The application process requires specialized equipment and stringent safety protocols due to the chemical components involved. Professional installers must wear extensive personal protective equipment, including full chemical suits and respirators with independent air supplies, to avoid inhaling the reacting chemicals during the spray. Containment is also essential, involving the masking off of all surfaces not receiving foam, as overspray is extremely difficult to remove once cured. Occupants must vacate the area during application and remain absent until the foam is fully cured and the space has been adequately ventilated, which typically takes 24 hours.

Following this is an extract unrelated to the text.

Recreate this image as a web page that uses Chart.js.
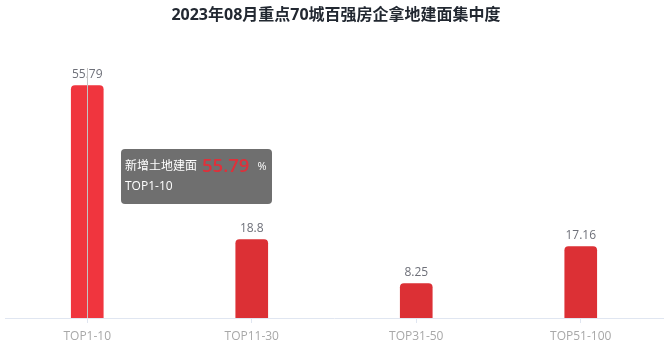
<!DOCTYPE html>
<html>
<head>
<meta charset="utf-8">
<script src="https://cdn.jsdelivr.net/npm/chart.js@4/dist/chart.umd.min.js"></script>
<style>
html,body{margin:0;padding:0;background:#fff;}
#wrap{width:672px;height:358px;position:relative;}
</style>
</head>
<body>
<div id="wrap"><canvas id="c" width="672" height="358"></canvas></div>
<script>
const titleText = '2023年08月重点70城百强房企拿地建面集中度';
const categories = ['TOP1-10', 'TOP11-30', 'TOP31-50', 'TOP51-100'];
const values = [55.79, 18.8, 8.25, 17.16];
const seriesName = '新增土地建面';
const unit = '%';
const activeIndex = 0;

const FONT = '"Open Sans", "Noto Sans CJK SC", sans-serif';
const normalColor = '#dc3035';
const activeColor = '#f0353e';

const overlay = {
  id: 'overlay',
  afterDatasetsDraw(chart) {
    const ctx = chart.ctx;
    const meta = chart.getDatasetMeta(0);
    const area = chart.chartArea;
    ctx.save();
    // title
    ctx.font = 'bold 16px ' + FONT;
    ctx.fillStyle = '#222831';
    ctx.textAlign = 'center';
    ctx.textBaseline = 'middle';
    ctx.fillText(titleText, chart.width / 2, 15);
    // value labels
    ctx.font = '12px ' + FONT;
    ctx.fillStyle = '#6e7079';
    ctx.textBaseline = 'alphabetic';
    meta.data.forEach((bar, i) => {
      ctx.fillText(String(values[i]), bar.x, bar.y - 7.5);
    });
    // axis pointer
    const ab = meta.data[activeIndex];
    const px = Math.round(ab.x) + 0.5;
    ctx.strokeStyle = '#c4c4c4';
    ctx.lineWidth = 1;
    ctx.beginPath();
    ctx.moveTo(px, area.top);
    ctx.lineTo(px, area.bottom);
    ctx.stroke();
    // tooltip
    const bx = Math.round(ab.x) + 34, by = 149, bw = 151, bh = 55;
    ctx.fillStyle = 'rgba(50,50,50,0.7)';
    ctx.beginPath();
    ctx.roundRect(bx, by, bw, bh, 4);
    ctx.fill();
    ctx.textAlign = 'left';
    ctx.textBaseline = 'alphabetic';
    ctx.fillStyle = '#ffffff';
    ctx.font = '12px ' + FONT;
    ctx.fillText(seriesName, bx + 4, by + 21);
    let w = ctx.measureText(seriesName).width;
    ctx.font = '600 18.5px ' + FONT;
    ctx.fillStyle = '#e0303a';
    const v = String(values[activeIndex]);
    ctx.fillText(v, bx + 4 + w + 5, by + 23);
    const w2 = ctx.measureText(v).width;
    ctx.font = '11px ' + FONT;
    ctx.fillStyle = '#ffffff';
    ctx.fillText(unit, bx + 4 + w + 5 + w2 + 8, by + 21);
    ctx.font = '12px ' + FONT;
    ctx.fillText(categories[activeIndex], bx + 4, by + 41);
    ctx.restore();
  }
};

new Chart(document.getElementById('c'), {
  type: 'bar',
  data: {
    labels: categories,
    datasets: [{
      data: values,
      backgroundColor: values.map((_, i) => i === activeIndex ? activeColor : normalColor),
      borderRadius: {topLeft: 4, topRight: 4, bottomLeft: 0, bottomRight: 0},
      borderSkipped: false,
      barThickness: 32
    }]
  },
  options: {
    responsive: false,
    animation: false,
    events: [],
    layout: {padding: {top: 68, left: 5, right: 9, bottom: 0}},
    plugins: {legend: {display: false}, tooltip: {enabled: false}, title: {display: false}},
    scales: {
      y: {display: false, min: 0, max: 60},
      x: {
        offset: true,
        grid: {offset: false, drawOnChartArea: false, drawTicks: true, tickLength: 5, tickColor: '#e0e6f1'},
        border: {display: true, color: '#e0e6f1', width: 1},
        ticks: {color: '#a8a8a8', font: {size: 12, family: FONT}, padding: 6},
        afterFit(scale) { scale.height = 40; }
      }
    }
  },
  plugins: [overlay]
});
</script>
</body>
</html>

While professional installation is recommended for large-scale projects and closed-cell applications, small DIY foam kits exist for minor repairs and sealing small gaps. These kits are suitable for sealing air leaks around windows, doors, or utility penetrations but are not designed to insulate entire walls or attics. For any installation, the chemical mix ratio and temperature must be precise, as an improper mix can compromise the foam’s final density and R-value. After application, the foam is trimmed flush with the framing, and exposed foam in occupied areas, such as attics or basements, must be covered with an approved thermal barrier, like drywall, to comply with fire codes.